Lo sguardo sul mondo di oggi, sempre più sull'orlo del precipizio, è dunque disincantato. «In questo momento ci sono 60 guerre con 100 Paesi coinvolti: Ucraina, Gaza, Yemen, Sudan, e noi siamo inermi e impotenti. La bellezza dubito che possa salvare il mondo, ma se non riusciamo a far diminuire quei fatti negativi, possiamo però far crescere quelli positivi». Eppure trova difficoltà a schierarsi, «a dire qualcosa, come fanno tutti. A volte per scegliere tra due preposizioni in un testo ci ho messo sei mesi, figuratevi a trovare le parole da dire su un genocidio o uno sterminio. A 74 anni non ho ancora capito niente.

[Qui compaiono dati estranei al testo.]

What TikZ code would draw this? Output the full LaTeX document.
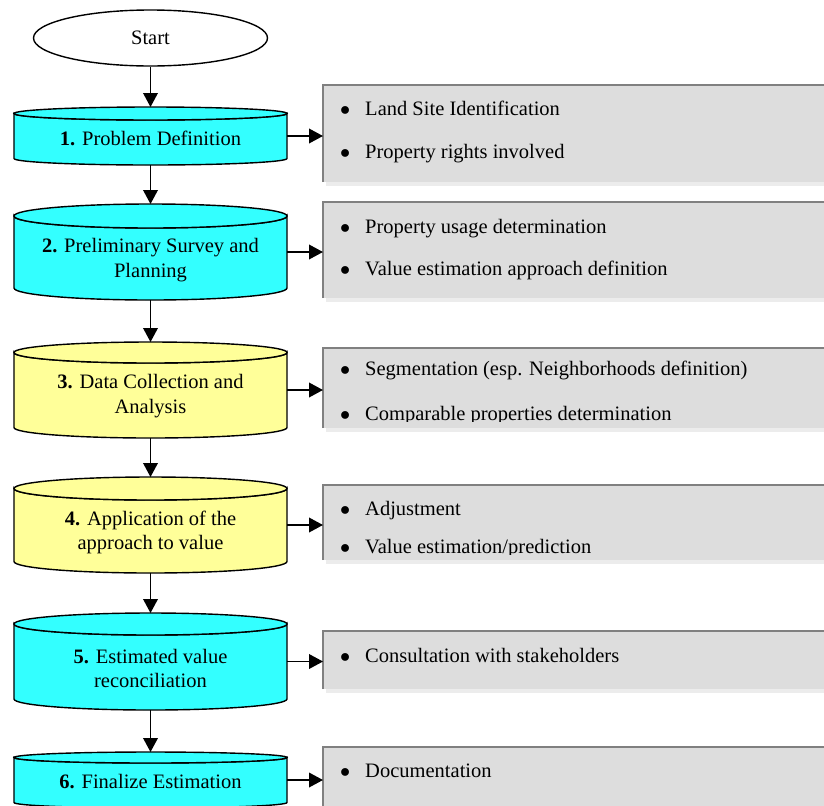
\documentclass[tikz,border=0pt]{standalone}
\usepackage{fontspec}
\setmainfont{Liberation Serif}
\usepackage{xcolor}
\definecolor{drumcyan}{RGB}{51,255,255}
\definecolor{drumyellow}{RGB}{255,255,153}
\definecolor{panelgrey}{RGB}{221,221,221}
\definecolor{rimgrey}{RGB}{128,128,128}
\definecolor{shadegrey}{RGB}{236,236,236}
\usepackage{tikz}
\usetikzlibrary{
    shapes.geometric,
    arrows.meta,
    positioning,
    backgrounds,
    shadows
}

\newcommand{\drumfont}{\fontsize{17.5}{21.25}\selectfont}
\newcommand{\bul}[1]{\makebox[0.75cm][l]{$\bullet$}#1}

% cylinder outline round a drum node: name, end radius, colour
\newcommand{\drum}[3]{%
    \filldraw[drumline, fill=#3]
        ([yshift=#2-0.24cm]#1.north west) -- ([yshift=#2]#1.south west)
        arc[start angle=180, end angle=360, x radius=4.095cm, y radius=#2]
        -- ([yshift=#2-0.24cm]#1.north east)
        arc[start angle=0, end angle=-180, x radius=4.095cm, y radius=#2] -- cycle;
    \filldraw[drumline, fill=#3] ([yshift=#2-0.24cm]#1.north) ellipse[x radius=4.095cm, y radius=#2];
}

\begin{document}
\begin{tikzpicture}[
        x=0.03cm, y=-0.03cm,
        terminal/.style={ellipse, draw, line width=1.2pt, fill=white, minimum width=7.02cm, minimum height=1.68cm, font=\drumfont},
        drum/.style={rectangle, inner sep=0pt, outer sep=0pt, minimum width=8.19cm, align=center, font=\drumfont},
        drumline/.style={line width=1.2pt, draw=black},
        panel/.style={rectangle, anchor=north west, fill=panelgrey, inner sep=0pt, outer sep=0pt, minimum width=15.81cm,
            drop shadow={shadow xshift=0.09cm, shadow yshift=-0.12cm, fill=shadegrey, opacity=1}},
        rim/.style={line width=1.6pt, rimgrey},
        item/.style={anchor=base west, inner sep=0pt, font=\drumfont},
        flow/.style={line width=1.3pt, -{Triangle[length=0.42cm, width=0.44cm]}}
    ]
    \useasboundingbox (0,0) rectangle (824,805);

    \node[terminal] (start) at (150.5,38) {Start};

    \node[drum, minimum height=1.59cm] (p1) at (150.5,138.5) {\textbf{1.} Problem Definition};
    \node[drum, minimum height=2.40cm] (p2) at (150.5,260) {\textbf{2.} Preliminary Survey and\\Planning};
    \node[drum, minimum height=2.49cm] (p3) at (150.5,396.5) {\textbf{3.} Data Collection and\\Analysis};
    \node[drum, minimum height=2.43cm] (p4) at (150.5,532.5) {\textbf{4.} Application of the\\approach to value};
    \node[drum, minimum height=2.49cm] (p5) at (150.5,668.5) {\textbf{5.} Estimated value\\reconciliation};
    \node[drum, minimum height=1.59cm] (p6) at (150.5,781.5) {\textbf{6.} Finalize Estimation};

    \begin{scope}[on background layer]
        \drum{p1}{0.195cm}{drumcyan}
        \drum{p2}{0.36cm}{drumcyan}
        \drum{p3}{0.315cm}{drumyellow}
        \drum{p4}{0.345cm}{drumyellow}
        \drum{p5}{0.33cm}{drumcyan}
        \drum{p6}{0.165cm}{drumcyan}
    \end{scope}

    % side panels
    \node[panel, minimum height=2.91cm] (b1) at (323,85) {};
    \node[panel, minimum height=2.88cm] (b2) at (323,202) {};
    \node[panel, minimum height=2.40cm] (b3) at (323,348) {};
    \node[panel, minimum height=2.25cm] (b4) at (323,485) {};
    \node[panel, minimum height=1.74cm] (b5) at (323,631) {};
    \node[panel, minimum height=2.79cm] (b6) at (323,747) {};

    \draw[rim] (b1.south west) -- (b1.north west) -- (b1.north east);
    \draw[rim] (b2.south west) -- (b2.north west) -- (b2.north east);
    \draw[rim] (b3.south west) -- (b3.north west) -- (b3.north east);
    \draw[rim] (b4.south west) -- (b4.north west) -- (b4.north east);
    \draw[rim] (b5.south west) -- (b5.north west) -- (b5.north east);
    \draw[rim] (b6.south west) -- (b6.north west) -- (b6.north east);

    \node[item] (i1a) at (340,115) {\bul{Land Site Identification}};
    \node[item] (i1b) at (340,158) {\bul{Property rights involved}};
    \node[item] (i2a) at (340,233) {\bul{Property usage determination}};
    \node[item] (i2b) at (340,275) {\bul{Value estimation approach definition}};
    \begin{scope}
        \clip (b3.north west) rectangle ([yshift=0.21cm]b3.south east);
        \node[item] (i3a) at (340,375) {\bul{Segmentation (esp. Neighborhoods definition)}};
        \node[item] (i3b) at (340,420) {\bul{Comparable properties determination}};
    \end{scope}
    \begin{scope}
        \clip (b4.north west) rectangle ([yshift=0.18cm]b4.south east);
        \node[item] (i4a) at (340,515) {\bul{Adjustment}};
        \node[item] (i4b) at (340,553) {\bul{Value estimation/prediction}};
    \end{scope}
    \node[item] (i5a) at (340,662) {\bul{Consultation with stakeholders}};
    \node[item] (i6a) at (340,777) {\bul{Documentation}};

    % main flow
    \draw[flow] (start) -- ([yshift=0.15cm]p1.north);
    \draw[flow] (p1) -- ([yshift=0.48cm]p2.north);
    \draw[flow] (p2) -- ([yshift=0.39cm]p3.north);
    \draw[flow] (p3) -- ([yshift=0.45cm]p4.north);
    \draw[flow] (p4) -- ([yshift=0.42cm]p5.north);
    \draw[flow] (p5) -- ([yshift=0.09cm]p6.north);

    \draw[flow] ([yshift=0.075cm]p1.east) -- ([yshift=0.075cm]p1.east -| b1.west);
    \draw[flow] ([yshift=0.24cm]p2.east) -- ([yshift=0.24cm]p2.east -| b2.west);
    \draw[flow] ([yshift=0.195cm]p3.east) -- ([yshift=0.195cm]p3.east -| b3.west);
    \draw[flow] ([yshift=0.225cm]p4.east) -- ([yshift=0.225cm]p4.east -| b4.west);
    \draw[flow] ([yshift=0.21cm]p5.east) -- ([yshift=0.21cm]p5.east -| b5.west);
    \draw[flow] ([yshift=0.045cm]p6.east) -- ([yshift=0.045cm]p6.east -| b6.west);
\end{tikzpicture}
\end{document}
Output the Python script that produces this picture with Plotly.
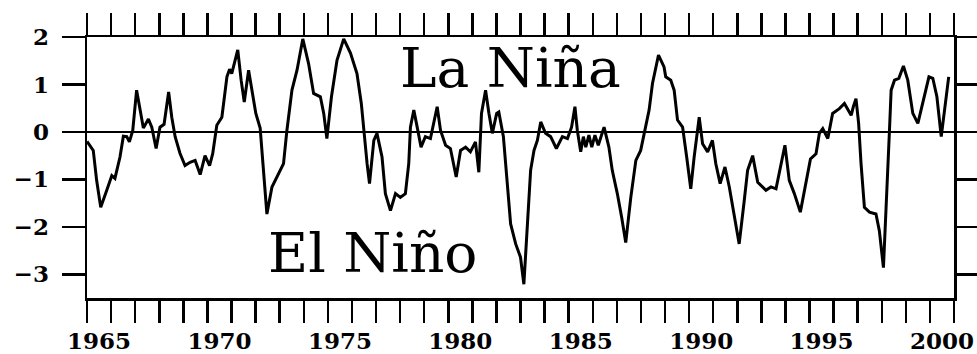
import plotly.graph_objects as go

# Index series (year, value)
years = [
    1965.00, 1965.26, 1965.40, 1965.57, 1965.82, 1966.03, 1966.16, 1966.37, 1966.51, 1966.65,
    1966.76, 1966.90, 1967.06, 1967.23, 1967.34, 1967.55, 1967.69, 1967.87, 1968.03, 1968.20,
    1968.39, 1968.52, 1968.66, 1968.86, 1969.07, 1969.28, 1969.49, 1969.70, 1969.90, 1970.09,
    1970.22, 1970.39, 1970.60, 1970.81, 1970.92, 1971.01, 1971.26, 1971.40, 1971.53, 1971.71,
    1971.85, 1972.01, 1972.19, 1972.33, 1972.47, 1972.68, 1972.95, 1973.16, 1973.30, 1973.51,
    1973.72, 1973.96, 1974.20, 1974.41, 1974.69, 1974.83, 1974.96, 1975.15, 1975.38, 1975.66,
    1975.94, 1976.21, 1976.39, 1976.49, 1976.63, 1976.73, 1976.91, 1977.04, 1977.25, 1977.39,
    1977.60, 1977.81, 1978.01, 1978.22, 1978.36, 1978.43, 1978.57, 1978.71, 1978.87, 1979.05,
    1979.26, 1979.54, 1979.68, 1979.89, 1980.09, 1980.33, 1980.51, 1980.72, 1980.92, 1981.13,
    1981.27, 1981.38, 1981.55, 1981.69, 1981.83, 1982.01, 1982.10, 1982.29, 1982.45, 1982.59,
    1982.80, 1983.00, 1983.14, 1983.32, 1983.42, 1983.56, 1983.70, 1983.84, 1984.04, 1984.25,
    1984.49, 1984.74, 1984.95, 1985.12, 1985.26, 1985.36, 1985.50, 1985.61, 1985.71, 1985.84,
    1985.96, 1986.09, 1986.23, 1986.47, 1986.67, 1986.81, 1987.02, 1987.20, 1987.37, 1987.58,
    1987.79, 1987.99, 1988.13, 1988.34, 1988.48, 1988.73, 1988.96, 1989.03, 1989.24, 1989.38,
    1989.52, 1989.73, 1989.90, 1990.07, 1990.21, 1990.42, 1990.56, 1990.77, 1990.97, 1991.11,
    1991.29, 1991.49, 1991.67, 1991.87, 1992.08, 1992.29, 1992.43, 1992.64, 1992.85, 1993.19,
    1993.40, 1993.61, 1993.82, 1993.98, 1994.16, 1994.37, 1994.62, 1994.81, 1995.04, 1995.27,
    1995.41, 1995.55, 1995.76, 1995.96, 1996.24, 1996.45, 1996.73, 1996.82, 1996.93, 1997.04,
    1997.14, 1997.28, 1997.49, 1997.76, 1997.90, 1998.07, 1998.21, 1998.32, 1998.39, 1998.53,
    1998.71, 1998.90, 1999.08, 1999.29, 1999.50, 1999.71, 1999.96, 2000.12, 2000.29, 2000.47,
    2000.60, 2000.78,
]
index_values = [
    -0.20, -0.39, -1.02, -1.59, -1.23, -0.92, -0.98, -0.53, -0.09, -0.10,
    -0.21, 0.03, 0.88, 0.39, 0.08, 0.27, 0.10, -0.35, 0.10, 0.16,
    0.84, 0.31, -0.10, -0.45, -0.71, -0.64, -0.60, -0.90, -0.50, -0.71,
    -0.46, 0.14, 0.31, 1.16, 1.32, 1.23, 1.73, 1.09, 0.63, 1.30,
    0.88, 0.39, 0.08, -0.81, -1.73, -1.16, -0.88, -0.67, 0.03, 0.88,
    1.30, 1.96, 1.44, 0.81, 0.74, 0.39, -0.14, 0.74, 1.51, 1.96,
    1.66, 1.23, 0.60, 0.00, -0.67, -1.09, -0.18, -0.03, -0.53, -1.30,
    -1.66, -1.30, -1.38, -1.30, -0.67, 0.10, 0.46, 0.10, -0.32, -0.10,
    -0.14, 0.53, 0.03, -0.28, -0.35, -0.95, -0.39, -0.32, -0.42, -0.21,
    -0.85, 0.39, 0.88, 0.39, -0.03, 0.39, 0.42, -0.10, -1.02, -1.94,
    -2.36, -2.64, -3.21, -1.80, -0.81, -0.39, -0.18, 0.21, -0.03, -0.10,
    -0.35, -0.10, -0.14, 0.10, 0.53, 0.03, -0.42, -0.10, -0.32, -0.07,
    -0.32, -0.07, -0.28, 0.10, -0.32, -0.81, -1.30, -1.80, -2.33, -1.38,
    -0.60, -0.39, -0.03, 0.46, 1.02, 1.62, 1.37, 1.16, 1.09, 0.88,
    0.25, 0.10, -0.53, -1.20, -0.53, 0.31, -0.25, -0.42, -0.18, -0.67,
    -1.09, -0.74, -1.16, -1.73, -2.36, -1.45, -0.81, -0.50, -1.06, -1.23,
    -1.16, -1.20, -0.67, -0.28, -1.02, -1.30, -1.69, -1.20, -0.57, -0.46,
    -0.03, 0.07, -0.14, 0.39, 0.49, 0.60, 0.35, 0.53, 0.70, 0.18,
    -0.67, -1.59, -1.69, -1.73, -2.08, -2.86, -1.38, 0.03, 0.88, 1.09,
    1.13, 1.39, 1.09, 0.39, 0.18, 0.60, 1.16, 1.13, 0.74, -0.10,
    0.39, 1.16,
]

year_ticks = list(range(1965, 2002))
label_years = [1965, 1970, 1975, 1980, 1985, 1990, 1995, 2000]
y_ticks = [-3, -2, -1, 0, 1, 2]

tick_font = dict(family="DejaVu Serif", size=23, color="black", weight="bold")

fig = go.Figure()
fig.add_trace(go.Scatter(
    x=years, y=index_values, mode="lines",
    line=dict(color="black", width=3),
    showlegend=False, hoverinfo="skip",
))
# invisible trace on the label axis so it is drawn
fig.add_trace(go.Scatter(
    x=[1965, 2001], y=[0, 0], mode="lines", xaxis="x2",
    line=dict(color="rgba(0,0,0,0)", width=0),
    showlegend=False, hoverinfo="skip",
))

fig.update_layout(
    autosize=True,
    margin=dict(l=87, r=23, t=37, b=56, autoexpand=False),
    paper_bgcolor="white", plot_bgcolor="white",
    hovermode=False,
    xaxis=dict(
        range=[1965, 2001], tickvals=year_ticks, showticklabels=False,
        ticks="outside", ticklen=22, tickwidth=2.5, tickcolor="black",
        showline=True, linewidth=2.5, linecolor="black", mirror="ticks",
        showgrid=False, zeroline=False, automargin=False,
    ),
    xaxis2=dict(
        overlaying="x", anchor="y", side="bottom", range=[1965, 2001],
        tickvals=[y + 0.5 for y in label_years], ticktext=[str(y) for y in label_years],
        ticks="outside", ticklen=22, tickcolor="rgba(0,0,0,0)",
        tickfont=tick_font, showline=False, showgrid=False, zeroline=False,
        automargin=False,
    ),
    yaxis=dict(
        range=[-3.5, 2], tickvals=y_ticks,
        ticks="outside", ticklen=23, tickwidth=2.5, tickcolor="black",
        showline=True, linewidth=2.5, linecolor="black", mirror="ticks",
        showgrid=False, zeroline=True, zerolinecolor="black", zerolinewidth=2,
        tickfont=tick_font, ticklabelstandoff=8, automargin=False,
    ),
    annotations=[
        dict(x=1982.6, y=1.35, xref="x", yref="y", text="La Niña", showarrow=False,
             font=dict(family="DejaVu Serif", size=55, color="black"),
             xanchor="center", yanchor="middle"),
        dict(x=1976.85, y=-2.55, xref="x", yref="y", text="El Niño", showarrow=False,
             font=dict(family="DejaVu Serif", size=55, color="black"),
             xanchor="center", yanchor="middle"),
    ],
)

# The plot div is pinned to the page corner so the default body margin
# does not push the 977x354 figure out of the window.
fig.write_html(
    "out.html",
    config={"displayModeBar": False, "staticPlot": True, "responsive": False},
    default_width="977px;position:absolute;left:0;top:0",
    default_height="354px",
)
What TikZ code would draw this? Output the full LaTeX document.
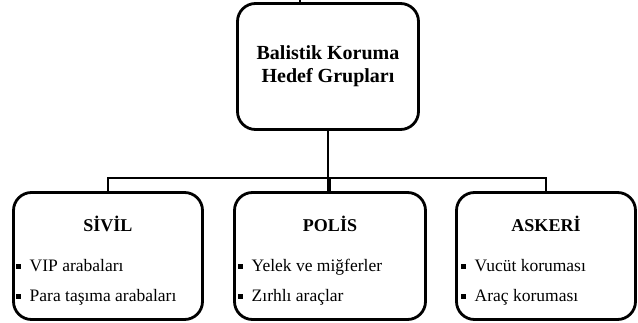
\documentclass[tikz,border=0pt]{standalone}
\usepackage{fontspec}
\setmainfont{Liberation Serif}
\newcommand{\sqb}{\raisebox{2.5pt}{\rule{4.5pt}{4.5pt}}\hspace{9pt}}
\begin{document}
\begin{tikzpicture}[x=1pt,y=1pt,
  box/.style={draw=black,line width=2.8pt,rounded corners=18pt,fill=white,inner sep=0pt},
  conn/.style={draw=black,line width=2.8pt},
  head/.style={font=\fontsize{18}{20}\selectfont\bfseries},
  items/.style={font=\fontsize{17.5}{30}\selectfont,align=left,anchor=west,inner sep=0pt}]
\useasboundingbox (0,0) rectangle (638,-323);
\node[box,minimum width=181pt,minimum height=126pt] (top) at (328,-66.5) {};
\node[font=\fontsize{20}{23}\selectfont\bfseries,align=center] (title) at (top.center) {Balistik Koruma\\Hedef Grupları};
\node[box,minimum width=189pt,minimum height=127pt] (sivil) at (108,-256) {};
\node[box,minimum width=191pt,minimum height=127pt] (polis) at (330,-256) {};
\node[box,minimum width=179pt,minimum height=127pt] (askeri) at (546,-256) {};
\node[head] (h1) at (108,-224) {SİVİL};
\node[head] (h2) at (330,-224) {POLİS};
\node[head] (h3) at (546,-224) {ASKERİ};
\node[items] (l1) at (16,-282) {\sqb VIP arabaları\\\sqb Para taşıma arabaları};
\node[items] (l2) at (238,-282) {\sqb Yelek ve miğferler\\\sqb Zırhlı araçlar};
\node[items] (l3) at (461,-282) {\sqb Vucüt koruması\\\sqb Araç koruması};
\coordinate (tick) at (300,0);
\draw[conn,line width=1.5pt] (tick) -- (tick |- top.north);
\draw[conn] (top.south) -- (top.south |- polis.north);
\draw[conn] (sivil.north) -- ++(0,13) -| (askeri.north);
\draw[conn] (polis.north) -- ++(0,13);
\end{tikzpicture}
\end{document}
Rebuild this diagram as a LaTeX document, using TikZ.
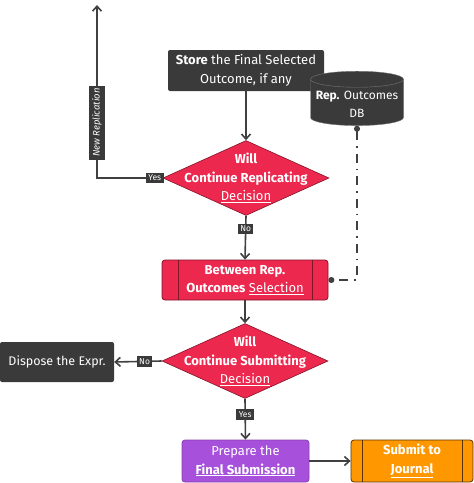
\documentclass[tikz,border=0pt]{standalone}
\usepackage{fontspec}
\setmainfont{Fira Sans}
\usetikzlibrary{arrows.meta,shapes.geometric}
\definecolor{boxgray}{RGB}{58,58,58}
\definecolor{decred}{RGB}{236,40,78}
\definecolor{decedge}{RGB}{130,20,40}
\definecolor{prepurple}{RGB}{166,80,219}
\definecolor{suborange}{RGB}{255,152,0}
\definecolor{subedge}{RGB}{90,50,0}
\definecolor{linegray}{RGB}{64,64,64}
\def\flowfont{\fontsize{13}{18.5}\selectfont}
\tikzset{
	darkbox/.style={rectangle, rounded corners=2pt, fill=boxgray, text=white, align=center, font=\flowfont},
	dbstore/.style={cylinder, shape border rotate=90, aspect=0.18, fill=boxgray, draw=boxgray!70!white, text=white, align=center, font=\fontsize{12}{18}\selectfont, minimum width=93pt, minimum height=47pt},
	decision/.style={diamond, fill=decred, draw=decedge, line width=0.6pt, minimum width=166pt, minimum height=75pt, inner sep=0pt},
	dectext/.style={text=white, align=center, font=\flowfont},
	procbox/.style={rectangle, rounded corners=3pt, text=white, align=center, font=\flowfont, line width=0.8pt},
	tag/.style={fill=boxgray, text=white, inner sep=2.4pt, font=\fontsize{8.5}{9}\selectfont},
	flow/.style={draw=linegray, line width=1.6pt, -{Straight Barb[length=5pt,width=9pt]}},
	dbline/.style={draw=linegray, line width=1.3pt, dash pattern=on 9pt off 6pt on 1.5pt off 6pt, {Circle[length=6pt]}-{Circle[length=6pt]}}
}

\begin{document}
\begin{tikzpicture}[x=1pt,y=-1pt]
		%%%%% START %%%%%
		\useasboundingbox (0,0) rectangle (474,483);
		
		\node[darkbox, minimum width=156pt, minimum height=41pt] (store) at (246,70.5) {\textbf{Store} the Final Selected\\Outcome, if any};
		\node[dbstore] (db) at (357,104) {\textbf{Rep.} Outcomes\\DB};
		
		\node[decision, label={[dectext]center:{\textbf{Will}\\\textbf{Continue Replicating}\\\underline{Decision}}}] (rep) at (246,178) {};
		\coordinate (newrep) at (97,5);
		
		\node[procbox, fill=decred, draw=decedge, minimum width=166pt, minimum height=40pt] (sel) at (245,280) {\textbf{Between Rep.}\\\textbf{Outcomes} \underline{Selection}};
		\draw[decedge, line width=0.8pt] ([xshift=17pt]sel.north west) -- ([xshift=17pt]sel.south west);
		\draw[decedge, line width=0.8pt] ([xshift=-16pt]sel.north east) -- ([xshift=-16pt]sel.south east);
		
		\node[decision, label={[dectext]center:{\textbf{Will}\\\textbf{Continue Submitting}\\\underline{Decision}}}] (sub) at (245,361) {};
		\node[darkbox, minimum width=114pt, minimum height=40pt, font=\fontsize{12.5}{18}\selectfont] (dispose) at (57,362) {Dispose the Expr.};
		
		\node[procbox, fill=prepurple, draw=prepurple!80!black, minimum width=127pt, minimum height=42pt] (prep) at (245.5,461) {Prepare the\\\textbf{\underline{Final Submission}}};
		\node[procbox, fill=suborange, draw=subedge, minimum width=122pt, minimum height=42pt] (journal) at (412,461) {\textbf{Submit to}\\\textbf{\underline{Journal}}};
		\draw[subedge, line width=0.8pt] ([xshift=12pt]journal.north west) -- ([xshift=12pt]journal.south west);
		\draw[subedge, line width=0.8pt] ([xshift=-11pt]journal.north east) -- ([xshift=-11pt]journal.south east);
		
		% connectors
		\draw[flow] (store) -- (rep);
		\draw[flow] (rep.west) -| (newrep) node[tag, pos=0.06] {Yes} node[tag, rotate=90, pos=0.66, inner sep=2.8pt, font=\fontsize{9.5}{10}\selectfont] {\itshape New Replication};
		\draw[flow] (rep.south) -- (sel.north) node[tag, pos=0.3] {No};
		\draw[dbline] (db.south) |- (sel.east);
		\draw[flow] (sel.south) -- (sub.north);
		\draw[flow] (sub.west) -- (dispose.east) node[tag, pos=0.36] {No};
		\draw[flow] (sub.south) -- (prep.north) node[tag, pos=0.39] {Yes};
		\draw[flow] (prep.east) -- (journal.west);
		
		%%%%% END %%%%%
\end{tikzpicture}
\end{document}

Se avessi una posizione, la porterei avanti». Quello in cui non vuole smettere di credere è però la possibilità di pace: «è un sogno che non bisogna mai smettere di sognare perché è l'unico modo di evitare che il mondo precipiti nell’incubo».
Durante il live che omaggia l’album più venduto di sempre in Italia con le sue 4,5 milioni di copie («quando l’ho fatto pensavo fosse un brutto disco, e invece...»), ha ricantato per intero i 10 brani de La Vita è adesso. Ad anticiparli un preludio di 4 pezzi (Io sono qui, Dagli il via, Acqua dalla Luna, Poster) «che raccontano il mio modo di essere uomo e artista, mestiere per il quale non ero assolutamente fatto». Nella seconda parte 15 brani più tre medley, raccolti da varie epoche, «una sorta del meglio di». A rovinare il ritorno tanto voluto a Lampedusa non sono bastate le polemiche delle settimane scorse sugli 800 mila euro di fondi comunali spesi per l’evento. «Mi dispiace sempre quando si mischiano soldi e musica, ma è una polemica nata e morta lì, malumori riconducibili a qualche voce isolata seppellita dai miei manifesti allo Mao Tse Tung sparsi un pò ovunque che non permettono il dissenso - dice tra il serio e il faceto -: si trattava di fondi europei che potevano essere utilizzati solo per eventi culturali».
La metà di quei finanziamenti - ha sottolineato - sono rimasti all’isola, tra alberghi, ristoranti e un campo sportivo rinnovato. «E gli artisti, me compreso, sono sul palco a titolo di amicizia». Dopo l’anteprima di Lampedusa, il Grand Tour riprenderà la prossima estate da giugno a settembre (in mezzo la seconda parte del tour nei teatri fino a fine anno), in luoghi di valore storico, artistico e paesaggistico, («era tanto che non facevo un tour all’aperto, lo consideravo distraente»). Il nome scelto riporta ai tour degli intellettuali europei nel Settecento. «E l'obiettivo è quello: ricominciare a viaggiare, fare delle visite. Negli ultimi tempi mi sono solo trasferito da un posto all’altro, non ho imparato niente, non ho annusato. Stavolta vorrei godermela e vorrei che questo viaggio fosse documentato per immagini».